昔、モーザーという猫が年老いた漁師とともに海沿いの町に暮らしていました。あるとき、その町に嵐がやってきて、何日も漁に出られなくなってしまいました…。その嵐は、「嵐の大ネコ」が引き起こしたものだったのです。
この本のイメージ 猫かわいい☆☆☆☆☆ 挿絵が美しい☆☆☆☆ 猫かわいい☆☆☆☆☆
嵐をしずめたネコの歌 アントニア・バーバー/作 ニコラ・ベイリー/絵 おびか ゆうこ/訳 徳間書店
イギリスのコーンウォールに伝わる実際の伝説に、ネコを加えてファンタジーにした童話です。

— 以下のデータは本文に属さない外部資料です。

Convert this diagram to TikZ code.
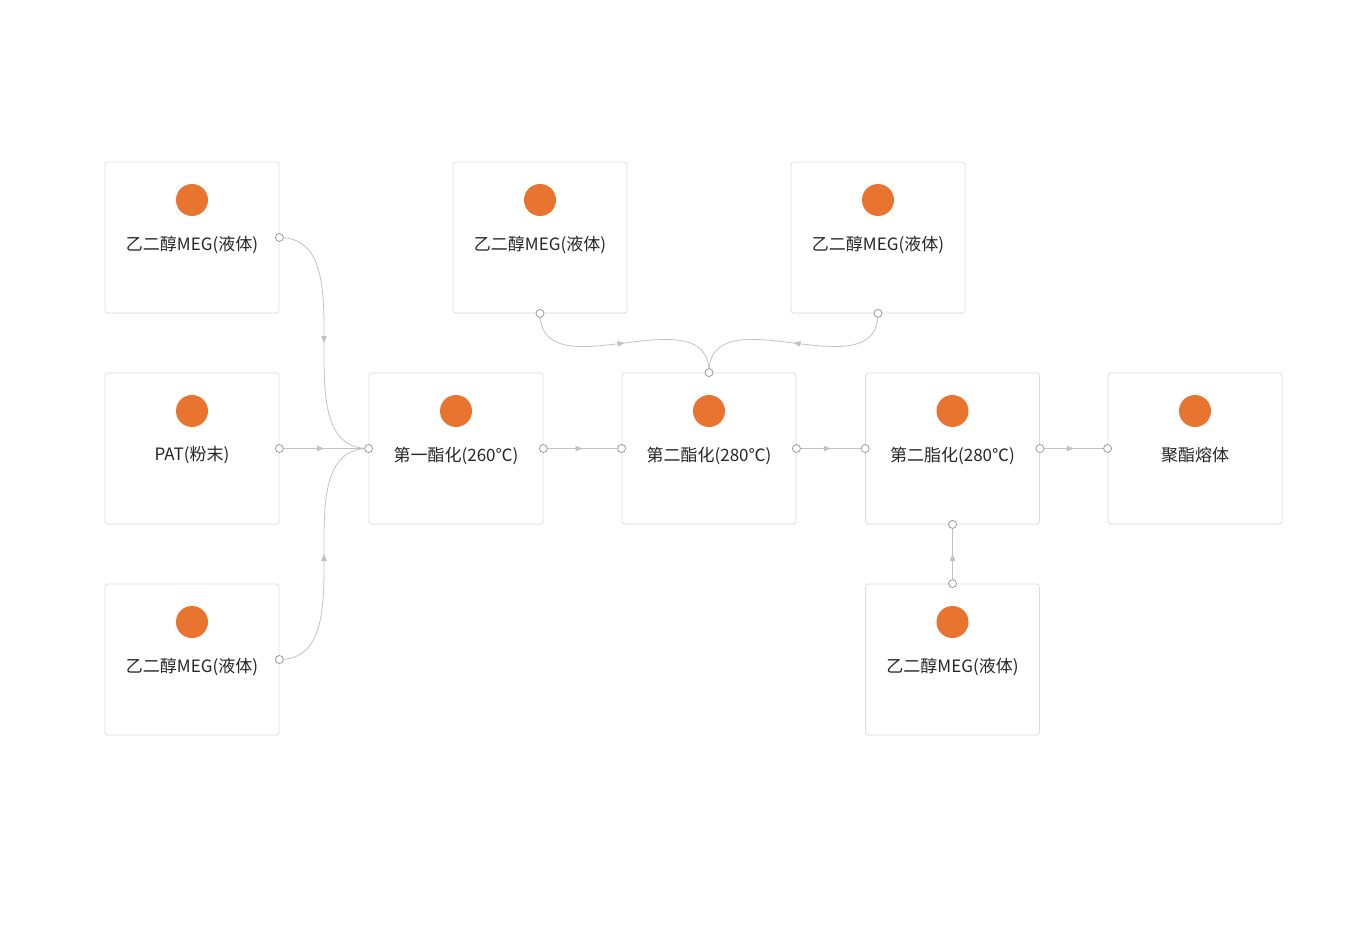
\documentclass[tikz,border=0pt]{standalone}
\usepackage{fontspec}
\newfontfamily\cjk{Noto Sans CJK SC}
\usetikzlibrary{arrows.meta,decorations.markings,calc,shadows}
\definecolor{cardline}{HTML}{DCDDE3}
\definecolor{dotorange}{HTML}{E87430}
\definecolor{linegray}{HTML}{C2C2C2}
\definecolor{portgray}{HTML}{9A9A9A}
\definecolor{textdark}{HTML}{262626}
\tikzset{
  card/.style={draw=cardline, fill=white, rounded corners=3pt, line width=0.8pt,
    minimum width=174pt, minimum height=151pt, inner sep=0pt,
    drop shadow={opacity=0.06, shadow xshift=0pt, shadow yshift=-1.2pt}},
  dot/.style={circle, fill=dotorange, minimum size=32pt, inner sep=0pt},
  lbl/.style={font=\cjk\fontsize{17}{19}\selectfont, text=textdark, inner sep=0pt},
  port/.style={circle, draw=portgray, fill=white, minimum size=8pt, inner sep=0pt, line width=0.8pt},
  link/.style={draw=linegray, line width=0.8pt},
  midarrow/.style={postaction={decorate}, decoration={markings,
    mark=at position 0.5 with {\arrow[linegray]{Triangle[length=7pt,width=5.5pt]}}}}
}
% a card with its orange marker and caption
\newcommand{\flowcard}[4]{%
  \node[card] (#1) at (#2,#3) {};
  \node[dot] (#1-dot) at ($(#1.center)+(0,-37.5)$) {};
  \node[lbl] (#1-txt) at ($(#1.center)+(0,7)$) {#4};
}
\begin{document}
\begin{tikzpicture}[x=1pt,y=-1pt]
\useasboundingbox[fill=white] (0,0) rectangle (1360,952);

\flowcard{megA}{192}{237.5}{乙二醇MEG(液体)}
\flowcard{pat}{192}{448.5}{PAT(粉末)}
\flowcard{megB}{192}{659.5}{乙二醇MEG(液体)}
\flowcard{estA}{456}{448.5}{第一酯化(260℃)}
\flowcard{megC}{540}{237.5}{乙二醇MEG(液体)}
\flowcard{megD}{878}{237.5}{乙二醇MEG(液体)}
\flowcard{estB}{709}{448.5}{第二酯化(280℃)}
\flowcard{estC}{952.5}{448.5}{第二脂化(280℃)}
\flowcard{melt}{1195}{448.5}{聚酯熔体}
\flowcard{megE}{952.5}{659.5}{乙二醇MEG(液体)}

% connectors
\draw[link, midarrow] (megA.east) .. controls ($(megA.east)+(90,0)$) and ($(estA.west)+(-90,0)$) .. (estA.west);
\draw[link, midarrow] (pat.east) -- (estA.west);
\draw[link, midarrow] (megB.east) .. controls ($(megB.east)+(90,0)$) and ($(estA.west)+(-90,0)$) .. (estA.west);
\draw[link, midarrow] (estA.east) -- (estB.west);
\draw[link, midarrow] (megC.south) .. controls ($(megC.south)+(0,80)$) and ($(estB.north)+(0,-80)$) .. (estB.north);
\draw[link, midarrow] (megD.south) .. controls ($(megD.south)+(0,80)$) and ($(estB.north)+(0,-80)$) .. (estB.north);
\draw[link, midarrow] (estB.east) -- (estC.west);
\draw[link, midarrow] (estC.east) -- (melt.west);
\draw[link, midarrow] (megE.north) -- (estC.south);

% connection ports
\foreach \p in {megA.east, pat.east, megB.east, estA.west, estA.east,
  megC.south, megD.south, estB.north, estB.west, estB.east,
  estC.west, estC.east, estC.south, megE.north, melt.west}
  \node[port] at (\p) {};
\end{tikzpicture}
\end{document}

今から500年ほど前、イギリス、コーンウォールのマウスホール村で、毎日嵐が続き、漁師は海に出られず、食べ物が底をついてしまいます。そんなとき、トム・バーコックという漁師が嵐の中、単身漁に出て、大量の魚を獲ってきてくれたため、村人は全滅を免れたという伝説です。
この伝説に、モーザーという雌猫と、嵐を引き起こす「嵐の大ネコ」を加えて作られたのがこの童話です。

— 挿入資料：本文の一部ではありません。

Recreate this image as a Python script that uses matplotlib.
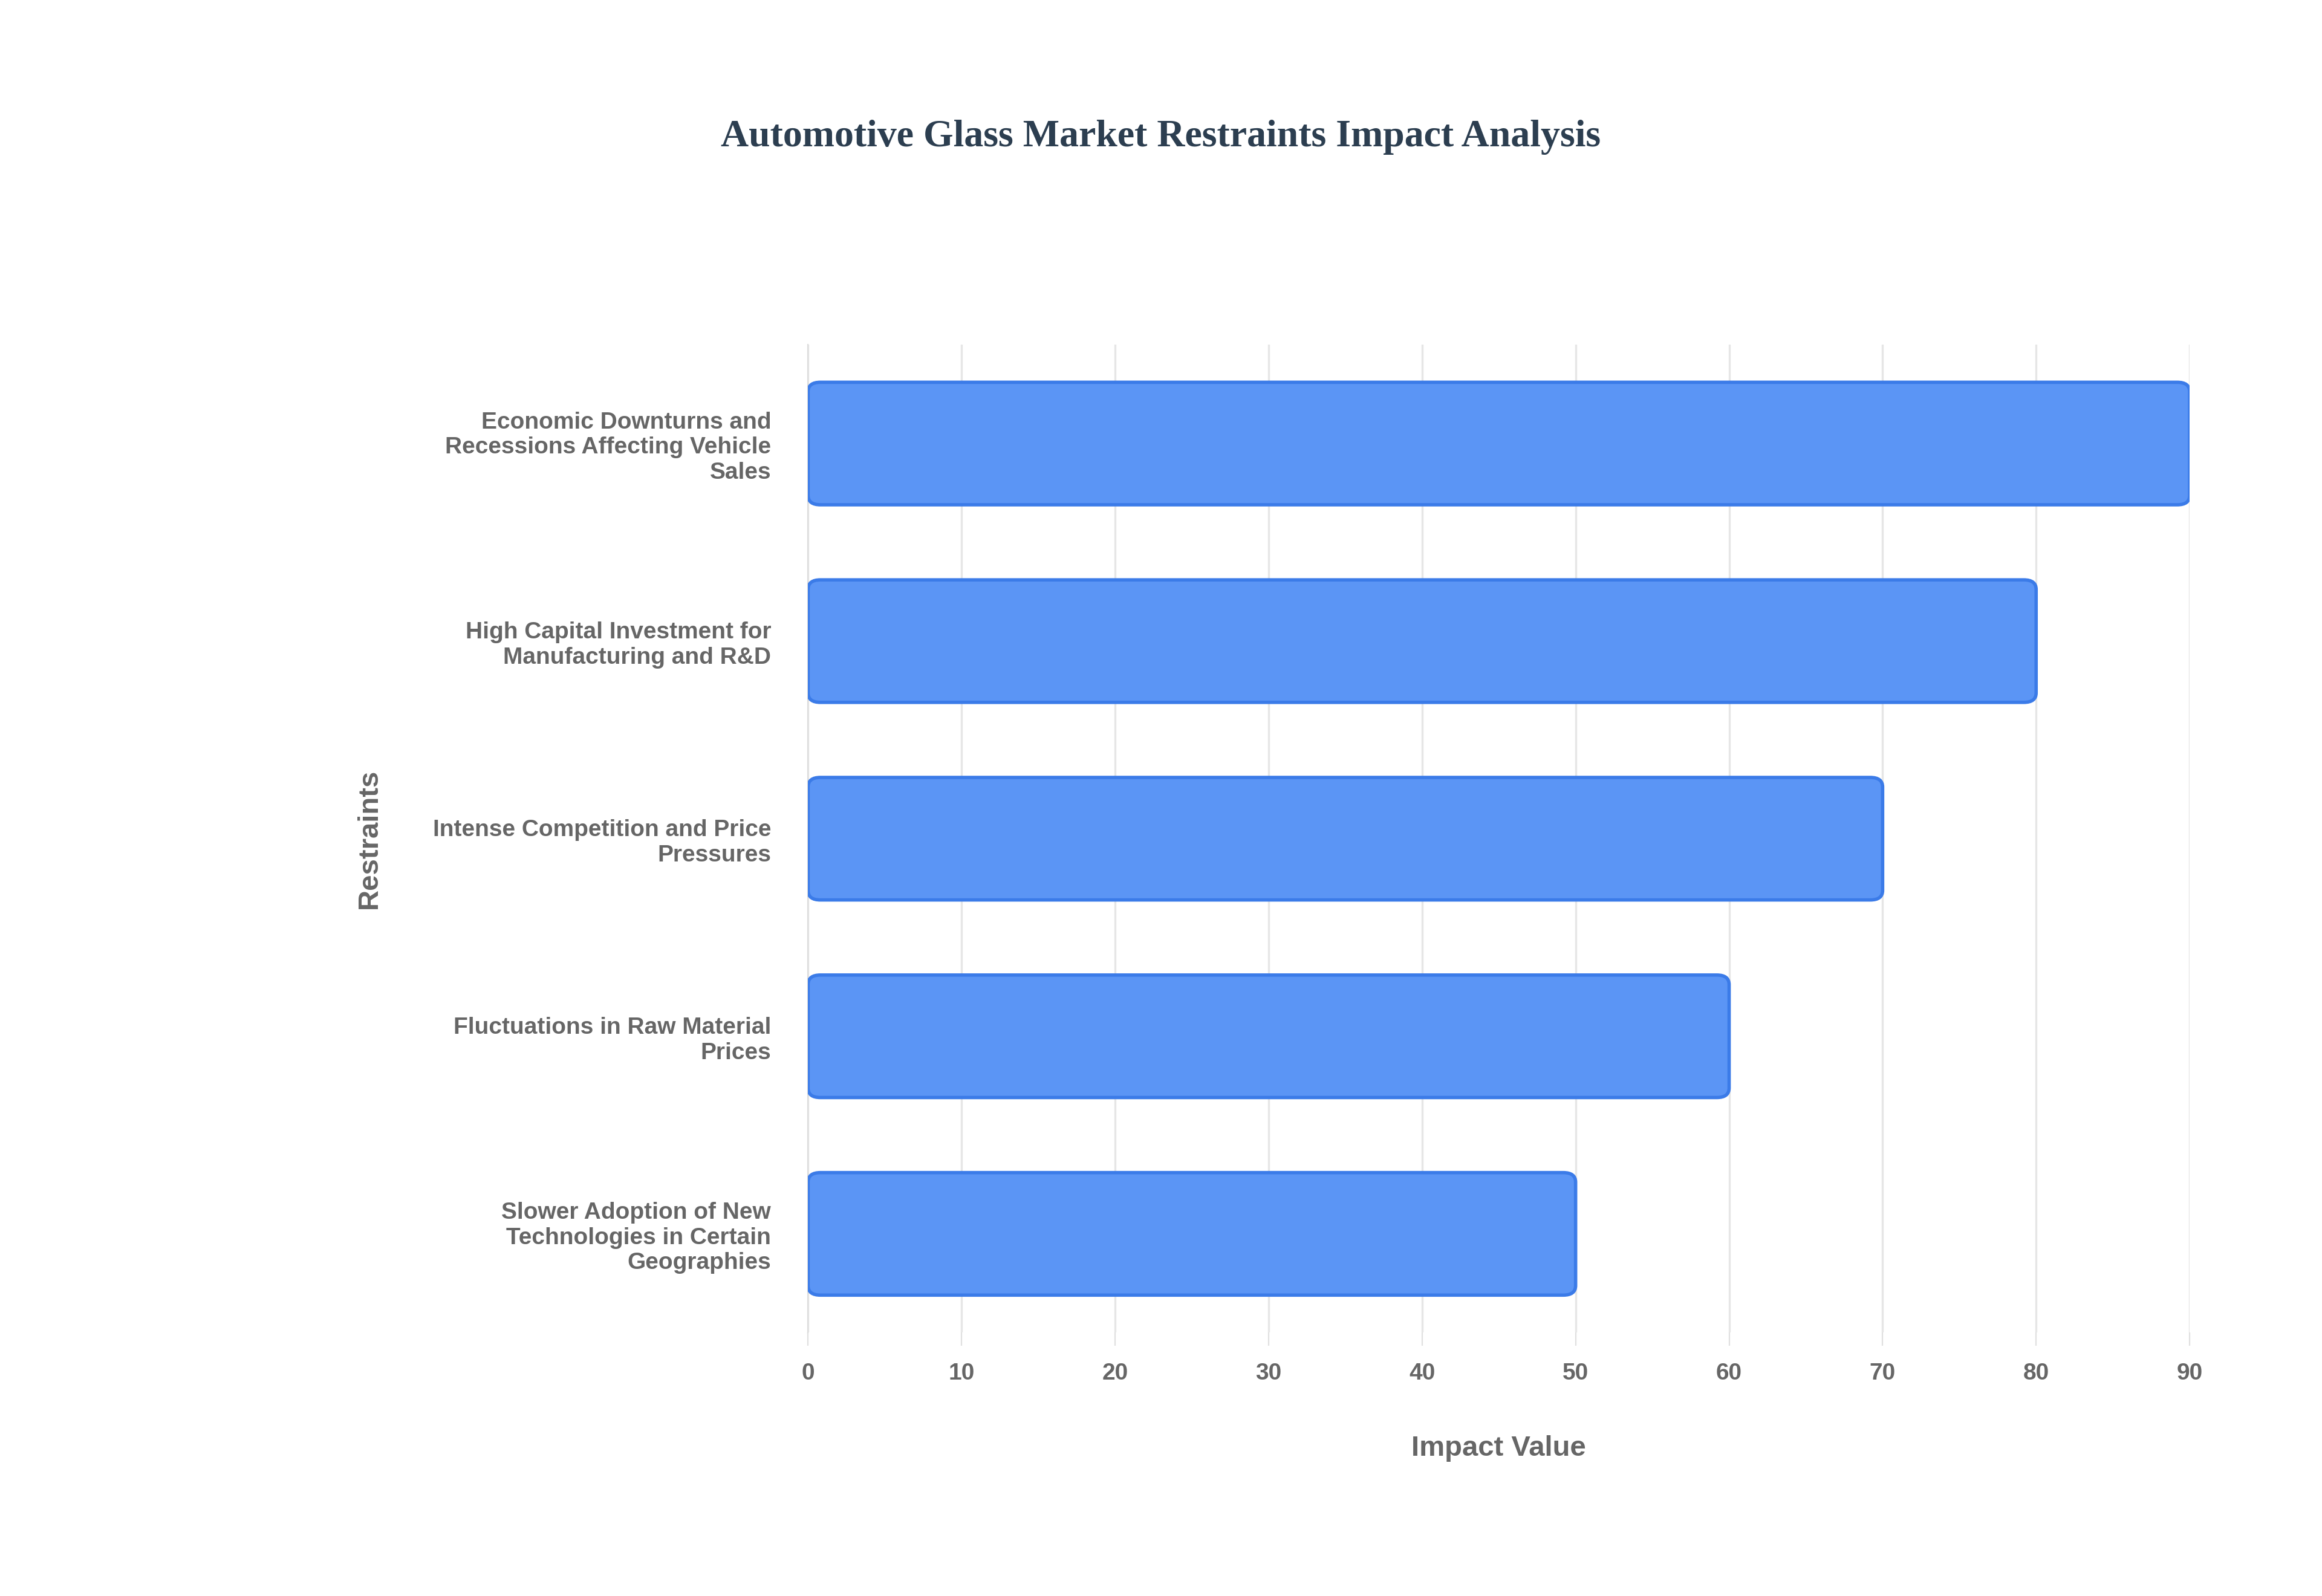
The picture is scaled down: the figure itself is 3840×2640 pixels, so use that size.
import matplotlib.pyplot as plt
from matplotlib.patches import FancyBboxPatch

restraints = [
    "Economic Downturns and\nRecessions Affecting Vehicle\nSales",
    "High Capital Investment for\nManufacturing and R&D",
    "Intense Competition and Price\nPressures",
    "Fluctuations in Raw Material\nPrices",
    "Slower Adoption of New\nTechnologies in Certain\nGeographies",
]
impact = [90, 80, 70, 60, 50]
xticks = [0, 10, 20, 30, 40, 50, 60, 70, 80, 90]

plt.rcParams['font.family'] = ['Liberation Sans', 'DejaVu Sans']

fig = plt.figure(figsize=(19.2, 13.2), dpi=200)
ax = fig.add_axes([0.348, 0.165, 0.595, 0.619])

ypos = list(range(len(restraints)))
bars = ax.barh(ypos, impact, height=0.62, color='#4285f4', alpha=0.0)
for b in bars:
    x, y = b.get_x(), b.get_y()
    w, h = b.get_width(), b.get_height()
    p = FancyBboxPatch((x, y), w, h, boxstyle="round,pad=0,rounding_size=0.8",
                       mutation_aspect=0.06, facecolor='#5b95f5', edgecolor='#3b7be8',
                       linewidth=2, zorder=3)
    ax.add_patch(p)

ax.set_xlim(0, 90)
ax.set_ylim(len(restraints) - 0.5, -0.5 - 0.0)
ax.set_yticks(ypos)
ax.set_yticklabels(restraints, fontsize=14, fontweight='bold', color='#666666')
ax.set_xticks(xticks)
ax.set_xticklabels([str(t) for t in xticks], fontsize=14, fontweight='bold', color='#666666')
ax.tick_params(axis='y', length=0, pad=22)
ax.tick_params(axis='x', length=8, color='#e0e0e0', pad=10)
ax.grid(axis='x', color='#e6e6e6', linewidth=1.2, zorder=0)
ax.set_axisbelow(True)
for s in ['top', 'right', 'bottom']:
    ax.spines[s].set_visible(False)
ax.spines['left'].set_color('#dddddd')

ax.set_xlabel('Impact Value', fontsize=17, fontweight='bold', color='#666666', labelpad=30)
ax.set_ylabel('Restraints', fontsize=17, fontweight='bold', color='#666666', labelpad=30)
fig.text(0.5, 0.914, 'Automotive Glass Market Restraints Impact Analysis',
         ha='center', va='center', fontsize=23, fontweight='bold',
         family='Liberation Serif', color='#2c3e50')

fig.savefig('out.png', dpi=200, facecolor='white')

嵐を起こしているのが「嵐の大ネコ」で、その暴風雨をモーザーが歌声(鳴き声?)や、ゴロゴロ音でしずめるのです。
その間にトムが魚を獲ると言うわけ。
挿絵が美しく、猫の魅力を存分に現しているので、猫好きの家族なら、絶対おすすめです。どの猫の絵もとてもかわいいのです。
コーンウォールでは、この伝説に由来する「スターゲイジーパイ」と言う、イワシの頭がパイの外にはみ出てるパイがあります。「パイの中にちゃんと魚が入っていますよ」と言うしるしなんだそうです。

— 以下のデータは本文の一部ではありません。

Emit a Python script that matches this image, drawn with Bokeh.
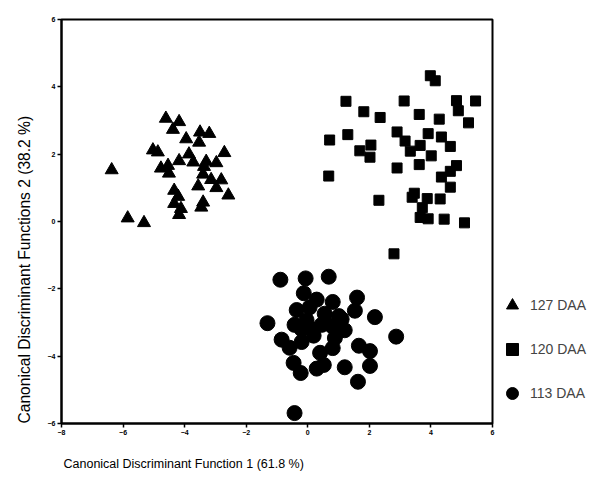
from bokeh.plotting import figure
from bokeh.models import Range1d, FixedTicker, Legend, LegendItem, Title
from bokeh.embed import file_html
from bokeh.resources import INLINE

x_ticks = [-8, -6, -4, -2, 0, 2, 4, 6]
y_ticks = [-6, -4, -2, 0, 2, 4, 6]

labels = ["127 DAA", "120 DAA", "113 DAA"]

# 127 DAA (triangles)
tri_x = [-4.61, -4.18, -4.38, -3.95, -3.50, -3.20, -3.53, -5.03, -4.87, -3.86,
         -2.71, -4.54, -4.18, -3.72, -3.30, -2.97, -4.51, -3.37, -3.40, -3.56,
         -3.14, -2.81, -2.97, -2.58, -4.34, -4.21, -4.34, -4.12, -3.40, -3.46,
         -4.18, -5.32, -4.77, -6.37, -5.85]
tri_y = [3.06, 2.96, 2.73, 2.45, 2.65, 2.61, 2.35, 2.12, 2.06, 2.00,
         2.04, 1.66, 1.80, 1.76, 1.78, 1.74, 1.43, 1.63, 1.40, 1.05,
         1.24, 1.23, 1.00, 0.78, 0.92, 0.74, 0.53, 0.38, 0.57, 0.42,
         0.20, -0.04, 1.58, 1.53, 0.10]

# 120 DAA (squares)
sq_x = [3.98, 4.14, 1.24, 3.13, 4.83, 5.45, 4.89, 1.82, 2.35, 3.62,
        4.27, 5.22, 2.90, 3.91, 4.34, 1.30, 0.71, 3.16, 3.65, 4.63,
        2.05, 1.69, 3.33, 2.02, 4.01, 3.62, 2.90, 4.83, 4.63, 4.34,
        0.68, 4.63, 3.46, 3.39, 3.88, 4.30, 2.31, 3.72, 3.65, 3.91,
        4.43, 5.09, 2.80]
sq_y = [4.33, 4.18, 3.57, 3.58, 3.59, 3.58, 3.29, 3.26, 3.09, 3.18,
        3.04, 2.93, 2.66, 2.61, 2.51, 2.58, 2.42, 2.39, 2.26, 2.23,
        2.27, 2.10, 2.09, 1.91, 1.95, 1.69, 1.59, 1.66, 1.49, 1.32,
        1.35, 1.02, 0.84, 0.72, 0.68, 0.67, 0.63, 0.41, 0.12, 0.08,
        0.07, -0.04, -0.96]

# 113 DAA (circles)
ci_x = [-0.89, -0.07, 0.68, -0.13, 0.29, 0.81, 1.60, 1.53, 2.18, -0.36,
        0.06, 0.55, 1.01, -1.31, -0.43, -0.04, 0.45, 0.78, 1.20, 2.87,
        -0.85, -0.59, -0.20, 0.19, 0.88, 0.81, 1.66, 2.02, 2.02, -0.46,
        -0.23, 0.29, 0.52, 1.20, 1.63, -0.43, 0.13, 0.40, -0.20, 1.10]
ci_y = [-1.73, -1.69, -1.64, -2.13, -2.32, -2.39, -2.26, -2.65, -2.84, -2.63,
        -2.55, -2.74, -2.81, -3.02, -3.07, -2.93, -3.07, -3.10, -3.23, -3.42,
        -3.51, -3.75, -3.58, -3.39, -3.46, -3.76, -3.69, -3.85, -4.29, -4.20,
        -4.50, -4.37, -4.26, -4.33, -4.76, -5.69, -3.20, -3.90, -3.20, -2.90]

FONT = "Liberation Sans"

p = figure(frame_width=431, frame_height=404,
           min_border_left=61, min_border_right=95,
           min_border_top=19, min_border_bottom=40,
           x_range=Range1d(-8, 6), y_range=Range1d(-6, 6),
           output_backend="svg", toolbar_location=None,
           background_fill_color="white", border_fill_color="white")

p.grid.visible = False
p.outline_line_color = "black"
p.outline_line_width = 2

for ax in (p.xaxis, p.yaxis):
    ax.axis_line_width = 2
    ax.axis_line_color = "black"
    ax.major_tick_line_color = "black"
    ax.major_tick_line_width = 1.5
    ax.major_tick_out = 4
    ax.major_tick_in = 0
    ax.minor_tick_line_color = None
    ax.major_label_text_font = FONT
    ax.major_label_text_font_size = "7px"
    ax.major_label_text_font_style = "bold"
    ax.major_label_text_color = "black"
    ax.major_label_standoff = 2

p.xaxis.ticker = FixedTicker(ticks=x_ticks)
p.yaxis.ticker = FixedTicker(ticks=y_ticks)

r_tri = p.scatter(tri_x, tri_y, marker="triangle", size=13, color="black")
r_sq = p.scatter(sq_x, sq_y, marker="square", size=10, color="black")
r_ci = p.scatter(ci_x, ci_y, marker="circle", size=15, color="black")

legend = Legend(items=[LegendItem(label=labels[0], renderers=[r_tri]),
                       LegendItem(label=labels[1], renderers=[r_sq]),
                       LegendItem(label=labels[2], renderers=[r_ci])],
                location=(5, 15), margin=0, padding=10, spacing=14,
                glyph_width=30, glyph_height=30, label_height=30,
                label_standoff=3, border_line_color=None,
                background_fill_alpha=0,
                label_text_font=FONT, label_text_font_size="14px")
p.add_layout(legend, "right")

xt = Title(text="Canonical Discriminant Function 1 (61.8 %)", align="left",
           offset=2, standoff=34, text_font=FONT, text_font_size="12.5px",
           text_font_style="normal", text_color="black")
p.add_layout(xt, "below")

yt = Title(text="Canonical Discriminant Functions 2 (38.2 %)", align="left",
           offset=0, standoff=24, text_font=FONT, text_font_size="15.6px",
           text_font_style="normal", text_color="black")
p.add_layout(yt, "left")

open("out.html", "w").write(file_html(p, INLINE))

嵐が続いていた間、たぶん村では魚のパイと言いながら、魚はちょびっとで後はほとんどジャガイモみたいなパイを作って食べていたんでしょうね。だから、魚が突き刺さっているパイは、大漁を祝う喜びのしるしなんでしょう。
何日も何日も嵐が続いていたとき、村人はどんな気持ちだったのでしょうか。いつ収まるかわからない嵐の収束を待ちながら、村の食料がどんどん減っていくとき、どんな気持ちで耐えていたのでしょうか。
でも、絶望しかけていたとき、トムはたくさんの魚を獲ってきたのです。そして、村は救われました。
もうだめなのかなと思ったときにも、不思議な何かが起きるのかもしれません。この童話では、トムが魚を獲ることができたのは、モーザーが猫の歌を歌ったおかげだ、と言うのは人間は誰も知りません。
だから、人間はトムを囲んでお礼とお祝いはするけど、猫のモーザーにはお礼はしません。でも、モーザーは人間がパーティーをしている間、宿屋の裏手で猫パーティーをするのです。
誰かが、どこかで頑張っている。それが自分の目に見えなくても。そして、誰かの頑張りで、びっくりするようなことが起きることもある。
見えない嵐がやってきて家から出られず、待つしか出来ないときにも、きっとどこかに希望はあるはずですよね。
こんなときには、この絵本がいいかなと思いました。
温かいジンジャーティーか、ジンジャーココアと一緒にどうぞ。
繊細な方へ(HSPのためのブックガイド)
ネガティブな要素はいっさいありません。猫の挿絵がとてもかわいいです。猫好きさんに心からおすすめ。